- _Goal_:
Find each line with the string "that" and copy it.
━━━━━━━━━━━━━━━━━━━━━━━━━━━━━━
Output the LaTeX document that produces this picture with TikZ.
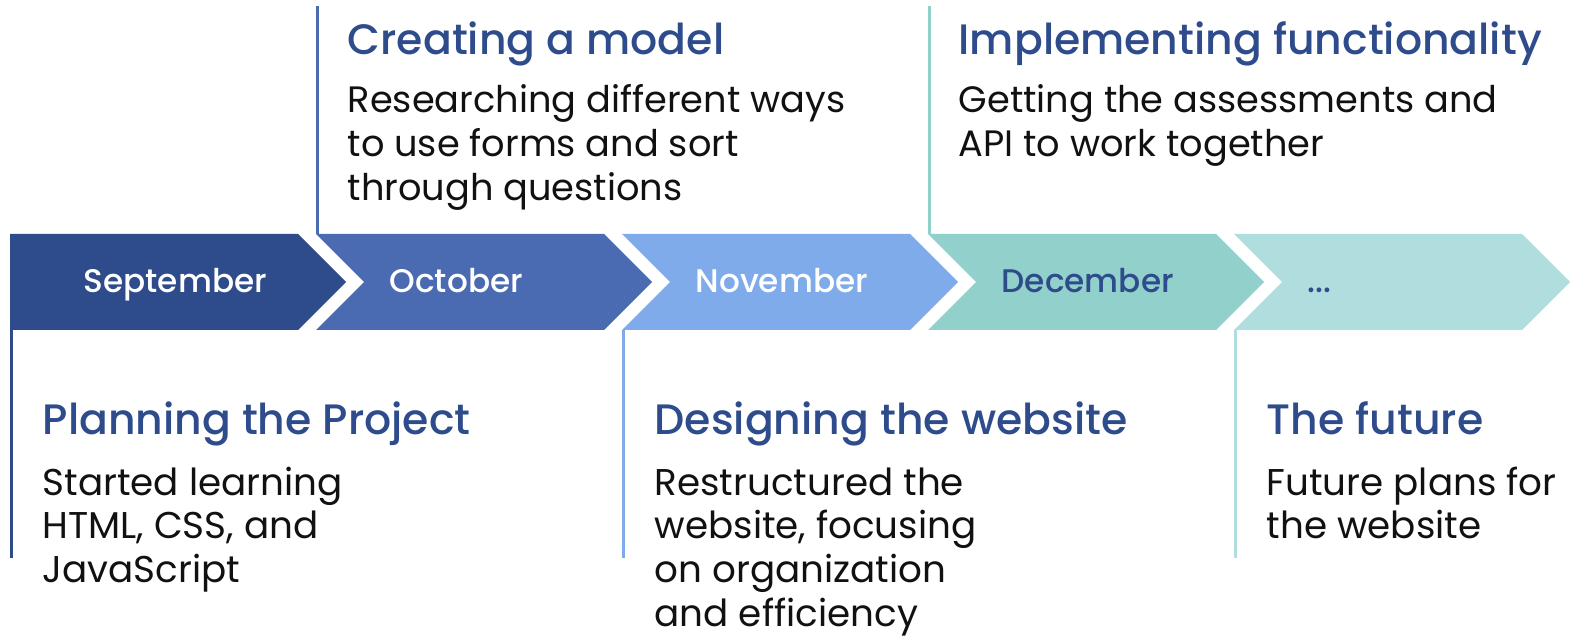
\documentclass[tikz,border=0pt]{standalone}
\usepackage{fontspec}
\setmainfont{Poppins}
\newfontfamily\titlefont{Poppins Medium}
\newfontfamily\bodyfont{Poppins}
\definecolor{cA}{HTML}{2E4B8B}
\definecolor{cB}{HTML}{4A6AB2}
\definecolor{cC}{HTML}{7FABEB}
\definecolor{cD}{HTML}{92D1CB}
\definecolor{cE}{HTML}{B0DDDD}
\definecolor{ttl}{HTML}{2E4B8B}
\definecolor{txt}{HTML}{111111}
\newcommand\txtlines[1]{\vtop{\halign{##\hfil\cr#1\crcr}}}
\tikzset{
  month/.style={anchor=base west, inner sep=0pt, font=\titlefont\fontsize{9.3}{12}\selectfont},
  ttlnode/.style={anchor=base west, inner sep=0pt, text=ttl, font=\titlefont\fontsize{12.1}{15}\selectfont},
  bodynode/.style={anchor=base west, inner sep=0pt, text=txt, font=\bodyfont\fontsize{10.6}{12.5}\selectfont},
  topbody/.style={bodynode, font=\bodyfont\fontsize{10.45}{12.5}\selectfont},
  vline/.style={line width=0.85pt},
}
\begin{document}
\begin{tikzpicture}[x=0.01cm,y=-0.01cm]
\useasboundingbox (0,0) rectangle (1588,643);
% chevrons
\fill[cA] (10,234) -- (298,234) -- (346,282) -- (298,330) -- (10,330) -- cycle;
\foreach \L/\c in {316/cB,622/cC,928/cD,1234/cE}{
  \fill[\c] (\L,234) -- (\L+288,234) -- (\L+336,282) -- (\L+288,330) -- (\L,330) -- (\L+48,282) -- cycle;
}
% month labels
\node[month, text=white] (sep) at (83,293) {September};
\node[month, text=white] (oct) at (389,293) {October};
\node[month, text=white] (nov) at (695,293) {November};
\node[month, text=ttl] (dec) at (1001,293) {December};
\node[month, text=ttl] (dots) at (1307,293) {...};
% vertical lines
\coordinate (l1a) at (11.5,330); \coordinate (l1b) at (11.5,558);
\coordinate (l2a) at (317.5,6);  \coordinate (l2b) at (317.5,234);
\coordinate (l3a) at (623.5,330); \coordinate (l3b) at (623.5,558);
\coordinate (l4a) at (929.5,6);  \coordinate (l4b) at (929.5,234);
\coordinate (l5a) at (1235.5,330); \coordinate (l5b) at (1235.5,558);
\draw[vline, cA] (l1a) -- (l1b);
\draw[vline, cB] (l2a) -- (l2b);
\draw[vline, cC] (l3a) -- (l3b);
\draw[vline, cD] (l4a) -- (l4b);
\draw[vline, cE] (l5a) -- (l5b);
% titles
\node[ttlnode] (t1) at (42,435) {Planning the Project};
\node[ttlnode] (t2) at (347,55) {Creating a model};
\node[ttlnode] (t3) at (654,435) {Designing the website};
\node[ttlnode] (t4) at (958,55) {Implementing functionality};
\node[ttlnode] (t5) at (1266,435) {The future};
% bodies
\node[bodynode] (b1) at (42,495) {\txtlines{Started learning\cr HTML, CSS, and\cr JavaScript}};
\node[topbody] (b2) at (347,113) {\txtlines{Researching different ways\cr to use forms and sort\cr through questions}};
\node[bodynode] (b3) at (654,495) {\txtlines{Restructured the\cr website, focusing\cr on organization\cr and efficiency}};
\node[topbody] (b4) at (958,113) {\txtlines{Getting the assessments and\cr API to work together}};
\node[bodynode] (b5) at (1266,495) {\txtlines{Future plans for\cr the website}};
\end{tikzpicture}
\end{document}
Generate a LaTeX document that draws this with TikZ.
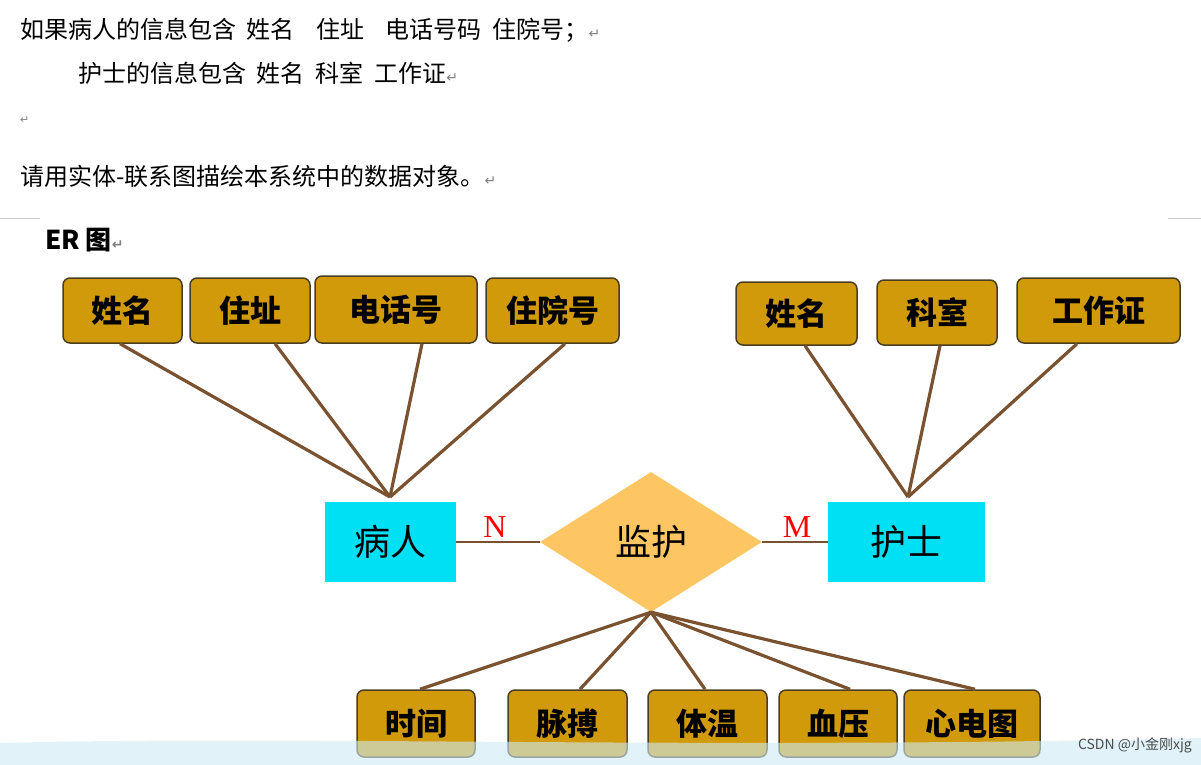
\documentclass[tikz,border=0pt]{standalone}
\usepackage{fontspec}
\setmainfont{Noto Sans CJK SC}
\newfontfamily\serifcjk{Liberation Serif}
\newfontfamily\symf{DejaVu Sans}
\newcommand{\retmark}[1][14]{\textcolor{gray}{\symf\fontsize{#1}{#1}\selectfont ↵}}
\usetikzlibrary{shapes.geometric}
\definecolor{attr}{HTML}{D19A0A}
\definecolor{attrb}{HTML}{4A3E22}
\definecolor{link}{HTML}{7A5230}
\definecolor{ent}{HTML}{00E0F4}
\definecolor{rel}{HTML}{FDC663}
\definecolor{wave}{HTML}{CDEBF5}
\begin{document}
\begin{tikzpicture}[x=1pt,y=-1pt,
  attrbox/.style={draw=attrb,line width=1.5pt,fill=attr,rounded corners=7pt,inner sep=0pt,font=\fontsize{31}{31}\selectfont\bfseries},
  entbox/.style={fill=ent,inner sep=0pt,font=\fontsize{36}{36}\selectfont},
  conn/.style={draw=link,line width=3.2pt},
  card/.style={text=red,font=\serifcjk\fontsize{32}{32}\selectfont},
  txt/.style={anchor=west,inner sep=0pt,font=\fontsize{24}{24}\selectfont}]
\useasboundingbox (0,0) rectangle (1201,765);
\fill[white] (0,0) rectangle (1201,765);
% top text
\node[txt] (t1) at (20,30) {如果病人的信息包含\ \ 姓名\ \ \ \ 住址\ \ \ \ 电话号码\ \ 住院号；\retmark};
\node[txt] (t2) at (78,73) {护士的信息包含\ \ 姓名\ \ 科室\ \ 工作证\retmark};
\node[txt] (t3) at (20,120) {\retmark[11]};
\node[txt] (t4) at (20,176) {请用实体-联系图描绘本系统中的数据对象。\retmark};
\draw[gray!40] (0,218) -- (40,218);
\draw[gray!40] (1168,218) -- (1201,218);
\node[txt,font=\fontsize{26}{26}\selectfont\bfseries] (er) at (45,240) {ER 图\retmark};
% attributes patient
\node[attrbox,minimum width=119pt,minimum height=65pt] (p1) at (122.5,310.5) {姓名};
\node[attrbox,minimum width=120pt,minimum height=65pt] (p2) at (250,310.5) {住址};
\node[attrbox,minimum width=162pt,minimum height=67pt] (p3) at (396,309.5) {电话号};
\node[attrbox,minimum width=133pt,minimum height=65pt] (p4) at (552.5,310.5) {住院号};
% attributes nurse
\node[attrbox,minimum width=121pt,minimum height=63pt] (n1) at (796.5,313.5) {姓名};
\node[attrbox,minimum width=120pt,minimum height=65pt] (n2) at (937,312.5) {科室};
\node[attrbox,minimum width=163pt,minimum height=65pt] (n3) at (1098.5,310.5) {工作证};
% entities
\node[entbox,minimum width=131pt,minimum height=80pt] (pat) at (390.5,542) {病人};
\node[entbox,minimum width=157pt,minimum height=80pt] (nur) at (906.5,542) {护士};
\node[diamond,fill=rel,inner sep=0pt,minimum width=222pt,minimum height=140pt,font=\fontsize{36}{36}\selectfont] (mon) at (651,542) {监护};
\coordinate (pj) at (390,497);
\coordinate (nj) at (908,497);
\foreach \a/\x in {p1/120,p2/275,p3/422,p4/565} \draw[conn] (\a.south -| \x,0) -- (pj);
\foreach \a/\x in {n1/805,n2/940,n3/1077} \draw[conn] (\a.south -| \x,0) -- (nj);
\draw[conn,line width=2.4pt] (pat.east) -- (mon.west);
\draw[conn,line width=2.4pt] (mon.east) -- (nur.west);
\node[card] (N) at (495,527) {N};
\node[card] (M) at (797,527) {M};
% bottom attributes
\node[attrbox,minimum width=118pt,minimum height=67pt] (b1) at (416,723.5) {时间};
\node[attrbox,minimum width=119pt,minimum height=67pt] (b2) at (567.5,723.5) {脉搏};
\node[attrbox,minimum width=119pt,minimum height=67pt] (b3) at (707.5,723.5) {体温};
\node[attrbox,minimum width=118pt,minimum height=67pt] (b4) at (838,723.5) {血压};
\node[attrbox,minimum width=136pt,minimum height=67pt] (b5) at (972,723.5) {心电图};
\foreach \a/\x in {b1/420,b2/580,b3/705,b4/850,b5/975} \draw[conn] (mon.south) -- (\a.north -| \x,0);
% bottom wave band
\fill[wave,opacity=0.6] (0,743) .. controls (300,735) and (700,750) .. (1201,738) -- (1201,765) -- (0,765) -- cycle;
\node[anchor=east,inner sep=0pt,text=gray!60!black,font=\fontsize{14}{14}\selectfont] (wm) at (1192,745) {CSDN @小金刚xjg};
\end{tikzpicture}
\end{document}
━━━━━━━━━━━━━━━━━━━━━━━━━━━━━━
- _Answer for the task_:
Output the LaTeX document that produces this picture with TikZ.
Generate a LaTeX document that draws this with TikZ.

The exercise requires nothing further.